◆ SHORT EXERCISE: From the entries below, copy every line where the string "with" appears.

"""

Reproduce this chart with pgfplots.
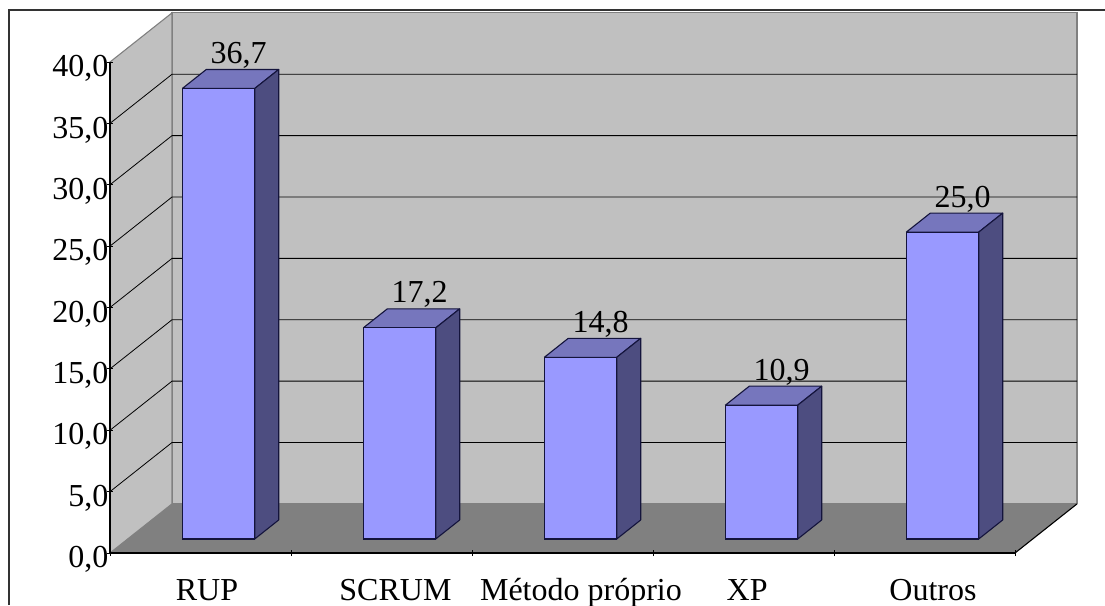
\documentclass[border=0pt]{standalone}
\usepackage{fontspec}
\setmainfont{Liberation Serif}
\usepackage{pgfplots}
\pgfplotsset{compat=1.18}
\usepackage{pgfplotstable}

\definecolor{wall}{HTML}{C0C0C0}
\definecolor{floorc}{HTML}{808080}
\definecolor{barfront}{HTML}{9999FF}
\definecolor{bartop}{HTML}{7676BD}
\definecolor{barside}{HTML}{4D4D80}
\definecolor{barline}{HTML}{14143C}

% top and side faces of one bar: x position, value
\newcommand{\threedbar}[2]{%
  \pgfmathsetmacro{\xa}{#1-0.2}
  \pgfmathsetmacro{\xb}{#1+0.2}
  \pgfmathsetmacro{\xc}{#1+0.2+0.1326}
  \pgfmathsetmacro{\xd}{#1-0.2+0.1326}
  \pgfmathsetmacro{\yt}{#2+1.55}
  \addplot[draw=barline,line width=1.1pt,fill=bartop,line join=round] coordinates {(\xa,#2) (\xb,#2) (\xc,\yt) (\xd,\yt) (\xa,#2)};
  \addplot[draw=barline,line width=1.1pt,fill=barside,line join=round] coordinates {(\xb,0) (\xc,1.55) (\xc,\yt) (\xb,#2) (\xb,0)};
}

\pgfplotstableread{
x y
0 36.7
1 17.2
2 14.8
3 10.9
4 25.0
}\shares

\begin{document}
\begin{tikzpicture}[x=1pt,y=1pt]
\path[use as bounding box] (0,0) rectangle (1105,605);
\draw[black!80,line width=1.3pt] (9,0) -- (9,595) -- (1105,595);

% walls, floor, gridlines, ticks
\begin{axis}[
  at={(110pt,52pt)},anchor=south west,
  scale only axis,width=905pt,height=491pt,
  xmin=0,xmax=5,ymin=0,ymax=40,
  clip=false,axis on top,
  axis x line=bottom,axis y line=left,
  axis line style={-,black,line width=1.1pt},
  tick style={black,line width=0.9pt},
  major tick length=6pt,
  xtick={0,1,2,3,4,5},xticklabels={},
  extra x ticks={0.536,1.577,2.602,3.52,4.547},
  extra x tick labels={RUP,SCRUM,Método próprio,XP,Outros},
  extra x tick style={major tick length=0pt},
  ytick={0,5,...,40},
  x tick label style={anchor=base,yshift=-47pt},
  y tick label style={xshift=5pt,yshift=-6.5pt},
  tick label style={font=\fontsize{32}{36}\selectfont},
  /pgf/number format/.cd,fixed,fixed zerofill,precision=1,use comma,assume math mode=true,
]
\addplot[draw=floorc,line width=1.1pt,fill=wall] coordinates {(0.3425,4) (5.3425,4) (5.3425,44) (0.3425,44) (0.3425,4)};
\addplot[draw=floorc,line width=1.1pt,fill=wall] coordinates {(0,0) (0.3425,4) (0.3425,44) (0,40) (0,0)};
\addplot[draw=none,fill=floorc] coordinates {(0,0) (5,0) (5.3425,4) (0.3425,4) (0,0)};
\addplot[black,line width=1.1pt] coordinates {(5,0) (5.3425,4)};
\addplot[black,line width=0.8pt] coordinates {(0,5) (0.3425,9) (5.3425,9)};
\addplot[black,line width=0.8pt] coordinates {(0,10) (0.3425,14) (5.3425,14)};
\addplot[black,line width=0.8pt] coordinates {(0,15) (0.3425,19) (5.3425,19)};
\addplot[black,line width=0.8pt] coordinates {(0,20) (0.3425,24) (5.3425,24)};
\addplot[black,line width=0.8pt] coordinates {(0,25) (0.3425,29) (5.3425,29)};
\addplot[black,line width=0.8pt] coordinates {(0,30) (0.3425,34) (5.3425,34)};
\addplot[black,line width=0.8pt] coordinates {(0,35) (0.3425,39) (5.3425,39)};
\end{axis}

% bars stand on their own plane, inside the floor
\begin{axis}[
  at={(128pt,66pt)},anchor=south west,
  scale only axis,width=905pt,height=491pt,
  xmin=-0.5,xmax=4.5,ymin=0,ymax=40,
  clip=false,hide axis,
  /pgf/number format/.cd,fixed,fixed zerofill,precision=1,use comma,assume math mode=true,
]
\threedbar{0}{36.7}
\threedbar{1}{17.2}
\threedbar{2}{14.8}
\threedbar{3}{10.9}
\threedbar{4}{25.0}
\addplot[ybar,bar shift=0pt,bar width=72.4pt,draw=barline,line width=1.1pt,fill=barfront,
  point meta=y,nodes near coords,
  every node near coord/.append style={font=\fontsize{32}{36}\selectfont,text=black,anchor=base,xshift=20pt,yshift=25pt,inner sep=0pt},
] table[x=x,y=y] {\shares};
\end{axis}
\end{tikzpicture}
\end{document}
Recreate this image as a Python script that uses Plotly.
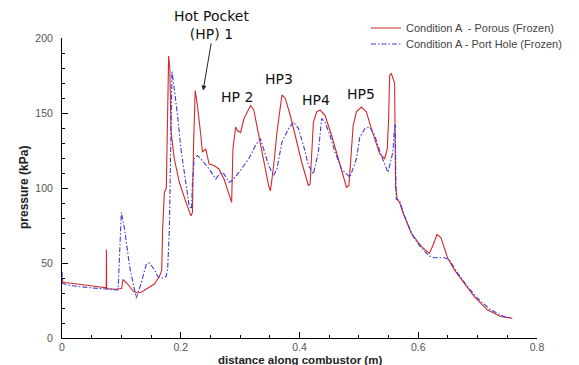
import plotly.graph_objects as go

# Wall pressure along the combustor, porous injector case
x_porous = [0.0, 0.0008, 0.005, 0.030, 0.055, 0.0745, 0.0748, 0.0753, 0.0887, 0.1004,
            0.1026, 0.1105, 0.1205, 0.1277, 0.1334, 0.144, 0.1556, 0.164, 0.1679, 0.1695,
            0.1724, 0.1757, 0.1774, 0.1796, 0.1816, 0.1836, 0.1891, 0.1975, 0.2087, 0.2171,
            0.2197, 0.2214, 0.2243, 0.2281, 0.2338, 0.2365, 0.2422, 0.2477, 0.2561, 0.2644,
            0.2728, 0.2812, 0.2857, 0.2879, 0.2924, 0.2951, 0.3008, 0.3063, 0.3175, 0.323,
            0.3314, 0.3397, 0.3481, 0.351, 0.3565, 0.362, 0.3704, 0.3761, 0.3844, 0.3928,
            0.4038, 0.4151, 0.4179, 0.4234, 0.429, 0.4346, 0.443, 0.4541, 0.4653, 0.4792,
            0.4832, 0.4904, 0.4959, 0.5043, 0.5126, 0.521, 0.5351, 0.5434, 0.5478, 0.5501,
            0.5518, 0.5545, 0.5602, 0.5618, 0.5645, 0.5685, 0.5741, 0.588, 0.6047, 0.6188,
            0.6243, 0.6315, 0.6382, 0.6494, 0.6606, 0.6773, 0.6941, 0.7163, 0.7386, 0.7582]
p_porous = [40, 37.5, 37, 36, 34.5, 33.5, 59, 33, 32.5, 33,
            39, 36, 31, 30, 30.5, 33, 36, 41, 45, 72.5,
            97, 100, 140, 188, 180, 137.6, 119.5, 104, 90.6, 81.4,
            83.7, 126, 165, 155, 135, 124, 126, 116, 115, 112.7,
            106, 95, 90.4, 126, 140.7, 138.5, 137, 146, 155, 152,
            135, 117, 101.5, 98, 115, 137, 162, 159.7, 148.5, 135,
            117, 101.5, 102.7, 144, 150.8, 152, 148.5, 135, 119.5, 100.5,
            101.6, 141.8, 150.8, 154, 150.8, 139.6, 122.8, 119.5, 126, 146,
            175, 176.5, 170, 101.6, 92.6, 90.4, 83.7, 70, 61.3, 56.4,
            61.3, 69, 66.9, 53.5, 45.6, 36.7, 27.7, 18.8, 14.3, 13.2]

# Wall pressure along the combustor, port hole injector case
x_porthole = [0.0, 0.0008, 0.0134, 0.0469, 0.0942, 0.0954, 0.0999, 0.1054, 0.1138, 0.1222,
              0.125, 0.1334, 0.1418, 0.1473, 0.1556, 0.1612, 0.1695, 0.1752, 0.1779, 0.1808,
              0.1833, 0.1853, 0.1891, 0.1946, 0.2003, 0.2087, 0.2142, 0.2181, 0.2197, 0.2226,
              0.2281, 0.2365, 0.2477, 0.2589, 0.2673, 0.2728, 0.2812, 0.2867, 0.2979, 0.3146,
              0.3259, 0.3342, 0.3397, 0.3481, 0.3565, 0.362, 0.3704, 0.3816, 0.39, 0.3983,
              0.4067, 0.4151, 0.4234, 0.4318, 0.4373, 0.443, 0.4514, 0.4597, 0.4708, 0.4849,
              0.4959, 0.5016, 0.51, 0.5183, 0.5267, 0.5377, 0.549, 0.5573, 0.5602, 0.5612,
              0.5628, 0.5685, 0.5769, 0.5908, 0.6047, 0.6188, 0.6271, 0.6438, 0.6522, 0.6661,
              0.6828, 0.6996, 0.7218, 0.7443, 0.7582]
p_porthole = [44, 36.5, 35, 33.5, 32, 40, 83.7, 72.5, 47.9, 30,
              26.6, 36.7, 49, 50, 45.6, 41, 40, 41, 45.6, 72.5,
              130, 177.6, 166, 148.5, 126, 103.8, 88, 86, 103.8, 119.5,
              121.7, 118.3, 112.7, 106, 110.4, 109.4, 103.8, 105, 110.4, 119.5,
              128.4, 132.9, 126, 115, 108.3, 112.7, 130.6, 139.6, 144, 139.6,
              128.4, 115, 109.4, 124, 146.3, 144, 135, 124, 112.7, 107.2,
              119.5, 134, 139.6, 140.7, 135, 121.7, 110.4, 124, 141.8, 141.8,
              92.6, 91.5, 81.4, 68, 60.2, 54.6, 53.5, 53.5, 52.3, 43.4,
              34.4, 26.6, 18.8, 14.3, 13.2]

series_names = ["Condition A \u00a0- Porous (Frozen)", "Condition A - Port Hole (Frozen)"]

x_ticks = [0, 0.2, 0.4, 0.6, 0.8]
x_ticklabels = ["0", "0.2", "0.4", "0.6", "0.8"]
y_ticks = [0, 50, 100, 150, 200]
y_ticklabels = ["0", "50", "100", "150", "200"]

hp_labels = ["HP 2", "HP3", "HP4", "HP5"]
hp_x = [0.2946, 0.3649, 0.4284, 0.5038]
hp_y = [161, 173, 159, 163]

RED = "#d02a2a"
BLUE = "#4038dc"
SANS = "Liberation Sans, Arial, sans-serif"
TICK_FONT = dict(family=SANS, size=10.5, color="#555555")
LEGEND_FONT = dict(family=SANS, size=11, color="#444444")

fig = go.Figure()
fig.add_trace(go.Scatter(x=x_porous, y=p_porous, mode="lines", name=series_names[0],
                         line=dict(color=RED, width=1.1), legend="legend"))
fig.add_trace(go.Scatter(x=x_porthole, y=p_porthole, mode="lines", name=series_names[1],
                         line=dict(color=BLUE, width=1.1, dash="5px,2px,1.5px,2px"),
                         legend="legend2"))

axis_common = dict(showgrid=False, zeroline=False, showline=True, linecolor="black",
                   linewidth=1, ticks="inside", ticklen=6, tickcolor="black",
                   tickfont=TICK_FONT, mirror=False)

fig.update_xaxes(range=[0, 0.8], tickvals=x_ticks, ticktext=x_ticklabels,
                 minor=dict(dtick=0.05, ticks="inside", ticklen=3, tickcolor="black"),
                 ticklabelstandoff=-1, **axis_common)
fig.update_yaxes(range=[0, 200], tickvals=y_ticks, ticktext=y_ticklabels,
                 minor=dict(dtick=10, ticks="inside", ticklen=3, tickcolor="black"),
                 ticklabelstandoff=6, **axis_common)

annotations = [
    dict(text="<b>distance along combustor (m)</b>", xref="paper", yref="paper",
         x=0.5, y=0, yshift=-22, showarrow=False, yanchor="middle",
         font=dict(family=SANS, size=11.5, color="#222222")),
    dict(text="<b>pressure (kPa)</b>", xref="paper", yref="paper",
         x=0, y=0.5, xshift=-38, textangle=-90, showarrow=False, xanchor="center",
         font=dict(family=SANS, size=12, color="#222222")),
    dict(text="Hot Pocket<br>(HP) 1", xref="x", yref="y", x=0.2377, y=165,
         ax=8, ay=-47, axref="pixel", ayref="pixel", showarrow=True, arrowhead=2,
         arrowsize=1, arrowwidth=1, arrowcolor="#222222", yanchor="bottom",
         font=dict(family="DejaVu Sans, sans-serif", size=14, color="#111111")),
]
for lab, hx, hy in zip(hp_labels, hp_x, hp_y):
    annotations.append(dict(text=lab, xref="x", yref="y", x=hx, y=hy, showarrow=False,
                            font=dict(family="DejaVu Sans, sans-serif", size=14,
                                      color="#111111")))

fig.update_layout(
    width=579, height=365,
    margin=dict(l=62, r=39, t=38, b=27),
    paper_bgcolor="white", plot_bgcolor="white",
    showlegend=True,
    legend=dict(x=0.64, y=1.0817, xanchor="left", yanchor="top",
                bgcolor="rgba(0,0,0,0)", font=LEGEND_FONT),
    legend2=dict(x=0.64, y=1.0283, xanchor="left", yanchor="top",
                 bgcolor="rgba(0,0,0,0)", font=LEGEND_FONT),
    annotations=annotations,
)

fig.write_html("out.html")
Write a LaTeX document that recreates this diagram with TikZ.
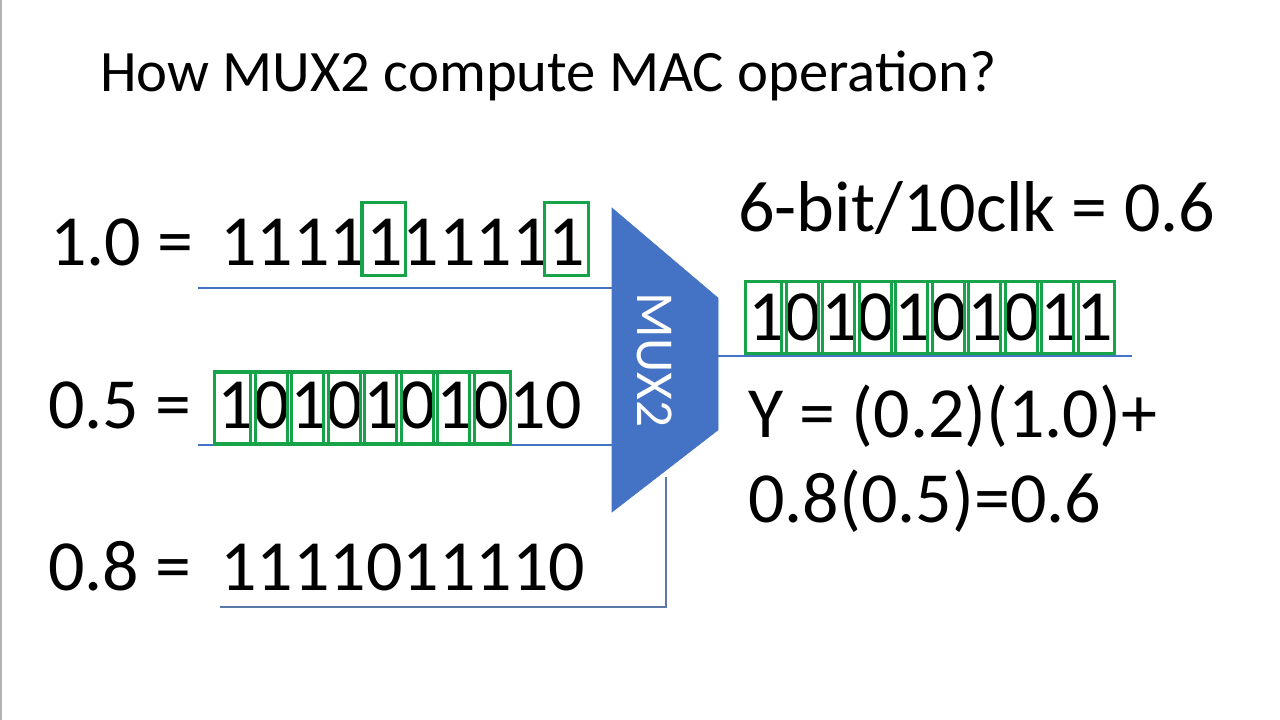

"""

◆ WRITTEN RESPONSE:
Reproduce this chart with pgfplots.
Write a LaTeX document that recreates this diagram with TikZ.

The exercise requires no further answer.